### SUPPLIED DATA

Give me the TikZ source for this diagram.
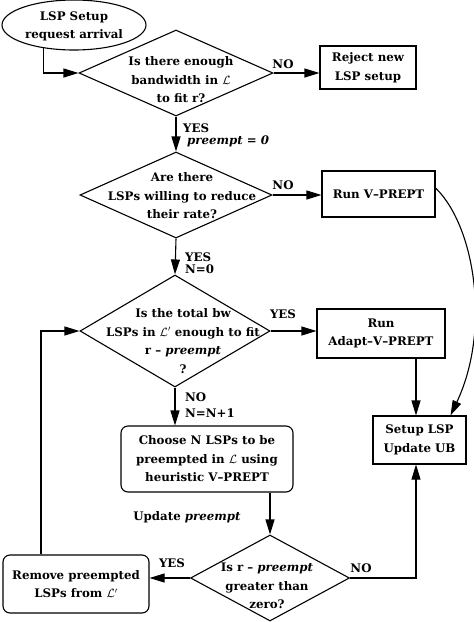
\documentclass[tikz,border=0pt]{standalone}
\usepackage{fontspec}
\setmainfont{DejaVu Serif}
\usetikzlibrary{shapes.geometric,arrows.meta,calc}
\newcommand\fnt{\fontsize{11.8}{18.5}\selectfont\bfseries}
\begin{document}
\begin{tikzpicture}[x=1pt,y=-1pt,
  lw/.style={line width=1.1pt},
  box/.style={draw,lw,inner sep=0pt,align=center,font=\fnt},
  rbox/.style={box,rounded corners=7pt},
  dia/.style={diamond,draw,lw,inner sep=0pt},
  ell/.style={ellipse,draw,lw,inner sep=0pt},
  txt/.style={align=center,inner sep=0pt,font=\fnt},
  lbl/.style={inner sep=0pt,font=\fnt},
  arr/.style={lw,-{Triangle[length=15pt,width=9pt]}}]
\useasboundingbox (0,0) rectangle (474,622);
% shapes
\node[ell,minimum width=144pt,minimum height=50pt] (st) at (74,25) {};
\node[txt] (stt) at (74,26.5) {LSP Setup\\request arrival};
\node[dia,minimum width=194pt,minimum height=86pt] (d1) at (176,73) {};
\node[txt] (d1t) at (181,80) {Is there enough\\bandwidth in $\mathcal{L}$\\to fit r?};
\node[box,minimum width=96pt,minimum height=43pt] (rej) at (368,67.5) {Reject new\\LSP setup};
\node[dia,minimum width=192pt,minimum height=86pt] (d2) at (176,195) {};
\node[txt] (d2t) at (182,196) {Are there\\LSPs willing to reduce\\their rate?};
\node[box,minimum width=113pt,minimum height=46pt] (vp) at (378.5,194) {Run V--PREPT};
\node[dia,minimum width=190pt,minimum height=112pt] (d3) at (175,331) {};
\node[txt] (d3t) at (183,341) {Is the total bw\\LSPs in $\mathcal{L}'$ enough to fit\\r -- \textit{preempt}\\?};
\node[box,minimum width=128pt,minimum height=49pt] (ad) at (381,333.5) {Run\\Adapt--V--PREPT};
\node[box,minimum width=93pt,minimum height=48pt] (su) at (419.5,440) {Setup LSP\\Update UB};
\node[rbox,minimum width=172pt,minimum height=66pt] (ch) at (207,459) {Choose N LSPs to be\\preempted in $\mathcal{L}$ using\\heuristic V--PREPT};
\node[dia,minimum width=159pt,minimum height=86pt] (d4) at (270,578) {};
\node[txt] (d4t) at (267,586) {Is r -- \textit{preempt}\\greater than\\zero?};
\node[rbox,minimum width=146pt,minimum height=58pt] (rm) at (76,584) {Remove preempted\\LSPs from $\mathcal{L}'$};
% labels
\node[lbl] (no1) at (283,64) {NO};
\node[lbl,anchor=west] (yes1) at (183,127.7) {YES};
\node[lbl,anchor=west] (pre0) at (187,141) {\textit{preempt = 0}};
\node[lbl] (no2) at (283,185) {NO};
\node[lbl,anchor=west] (yes2) at (185,257) {YES};
\node[lbl,anchor=west] (n0) at (185,269.5) {N=0};
\node[lbl] (yes3) at (283,314) {YES};
\node[lbl,anchor=west] (no3) at (185,397) {NO};
\node[lbl,anchor=west] (nn) at (185,413.5) {N=N+1};
\node[lbl] (upd) at (187,517) {Update \textit{preempt}};
\node[lbl] (yes4) at (172,563) {YES};
\node[lbl] (no4) at (361,568) {NO};
% helper coordinates
\coordinate (cx) at (416,0);
\coordinate (lx) at (41,0);
% connectors
\draw[arr] (st.217) |- (d1.west);
\draw[arr] (d1.east) -- (d1.east -| rej.west);
\draw[arr] (d1.south) -- (d2.north);
\draw[arr] (d2.east) -- (d2.east -| vp.west);
\draw[arr] (d2.south) -- (d3.north);
\draw[arr] (d3.east) -- (d3.east -| ad.west);
\draw[arr] (d3.south) -- (d3.south |- ch.north);
\draw[arr] (d4.north |- ch.south) -- (d4.north);
\draw[arr] (d4.west) -- (d4.west -| rm.east);
\draw[arr] (d4.east) -| (cx |- su.south);
\draw[arr] (cx |- ad.south) -- (cx |- su.north);
\draw[arr] ([yshift=6pt]vp.east) .. controls (475,226) and (491,330) .. ([xshift=31pt]su.north);
\draw[arr] (lx |- rm.north) |- (d3.west);
\end{tikzpicture}
\end{document}
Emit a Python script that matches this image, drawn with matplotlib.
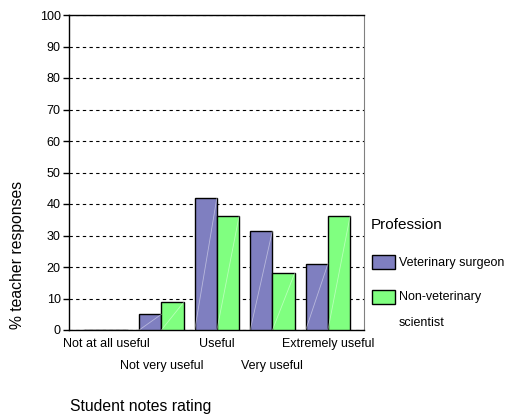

### EXERCISE PROMPT
Pictures stay out of the copy; please restate every record above exactly.

### FINAL RESULT
Give me the TikZ source for this diagram.
\documentclass[tikz,border=0pt]{standalone}
\usepackage{fontspec}
\setmainfont{DejaVu Serif}
\usetikzlibrary{shapes.geometric,arrows.meta,calc}
\newcommand\fnt{\fontsize{11.8}{18.5}\selectfont\bfseries}
\begin{document}
\begin{tikzpicture}[x=1pt,y=-1pt,
  lw/.style={line width=1.1pt},
  box/.style={draw,lw,inner sep=0pt,align=center,font=\fnt},
  rbox/.style={box,rounded corners=7pt},
  dia/.style={diamond,draw,lw,inner sep=0pt},
  ell/.style={ellipse,draw,lw,inner sep=0pt},
  txt/.style={align=center,inner sep=0pt,font=\fnt},
  lbl/.style={inner sep=0pt,font=\fnt},
  arr/.style={lw,-{Triangle[length=15pt,width=9pt]}}]
\useasboundingbox (0,0) rectangle (474,622);
% shapes
\node[ell,minimum width=144pt,minimum height=50pt] (st) at (74,25) {};
\node[txt] (stt) at (74,26.5) {LSP Setup\\request arrival};
\node[dia,minimum width=194pt,minimum height=86pt] (d1) at (176,73) {};
\node[txt] (d1t) at (181,80) {Is there enough\\bandwidth in $\mathcal{L}$\\to fit r?};
\node[box,minimum width=96pt,minimum height=43pt] (rej) at (368,67.5) {Reject new\\LSP setup};
\node[dia,minimum width=192pt,minimum height=86pt] (d2) at (176,195) {};
\node[txt] (d2t) at (182,196) {Are there\\LSPs willing to reduce\\their rate?};
\node[box,minimum width=113pt,minimum height=46pt] (vp) at (378.5,194) {Run V--PREPT};
\node[dia,minimum width=190pt,minimum height=112pt] (d3) at (175,331) {};
\node[txt] (d3t) at (183,341) {Is the total bw\\LSPs in $\mathcal{L}'$ enough to fit\\r -- \textit{preempt}\\?};
\node[box,minimum width=128pt,minimum height=49pt] (ad) at (381,333.5) {Run\\Adapt--V--PREPT};
\node[box,minimum width=93pt,minimum height=48pt] (su) at (419.5,440) {Setup LSP\\Update UB};
\node[rbox,minimum width=172pt,minimum height=66pt] (ch) at (207,459) {Choose N LSPs to be\\preempted in $\mathcal{L}$ using\\heuristic V--PREPT};
\node[dia,minimum width=159pt,minimum height=86pt] (d4) at (270,578) {};
\node[txt] (d4t) at (267,586) {Is r -- \textit{preempt}\\greater than\\zero?};
\node[rbox,minimum width=146pt,minimum height=58pt] (rm) at (76,584) {Remove preempted\\LSPs from $\mathcal{L}'$};
% labels
\node[lbl] (no1) at (283,64) {NO};
\node[lbl,anchor=west] (yes1) at (183,127.7) {YES};
\node[lbl,anchor=west] (pre0) at (187,141) {\textit{preempt = 0}};
\node[lbl] (no2) at (283,185) {NO};
\node[lbl,anchor=west] (yes2) at (185,257) {YES};
\node[lbl,anchor=west] (n0) at (185,269.5) {N=0};
\node[lbl] (yes3) at (283,314) {YES};
\node[lbl,anchor=west] (no3) at (185,397) {NO};
\node[lbl,anchor=west] (nn) at (185,413.5) {N=N+1};
\node[lbl] (upd) at (187,517) {Update \textit{preempt}};
\node[lbl] (yes4) at (172,563) {YES};
\node[lbl] (no4) at (361,568) {NO};
% helper coordinates
\coordinate (cx) at (416,0);
\coordinate (lx) at (41,0);
% connectors
\draw[arr] (st.217) |- (d1.west);
\draw[arr] (d1.east) -- (d1.east -| rej.west);
\draw[arr] (d1.south) -- (d2.north);
\draw[arr] (d2.east) -- (d2.east -| vp.west);
\draw[arr] (d2.south) -- (d3.north);
\draw[arr] (d3.east) -- (d3.east -| ad.west);
\draw[arr] (d3.south) -- (d3.south |- ch.north);
\draw[arr] (d4.north |- ch.south) -- (d4.north);
\draw[arr] (d4.west) -- (d4.west -| rm.east);
\draw[arr] (d4.east) -| (cx |- su.south);
\draw[arr] (cx |- ad.south) -- (cx |- su.north);
\draw[arr] ([yshift=6pt]vp.east) .. controls (475,226) and (491,330) .. ([xshift=31pt]su.north);
\draw[arr] (lx |- rm.north) |- (d3.west);
\end{tikzpicture}
\end{document}
Emit a Python script that matches this image, drawn with matplotlib.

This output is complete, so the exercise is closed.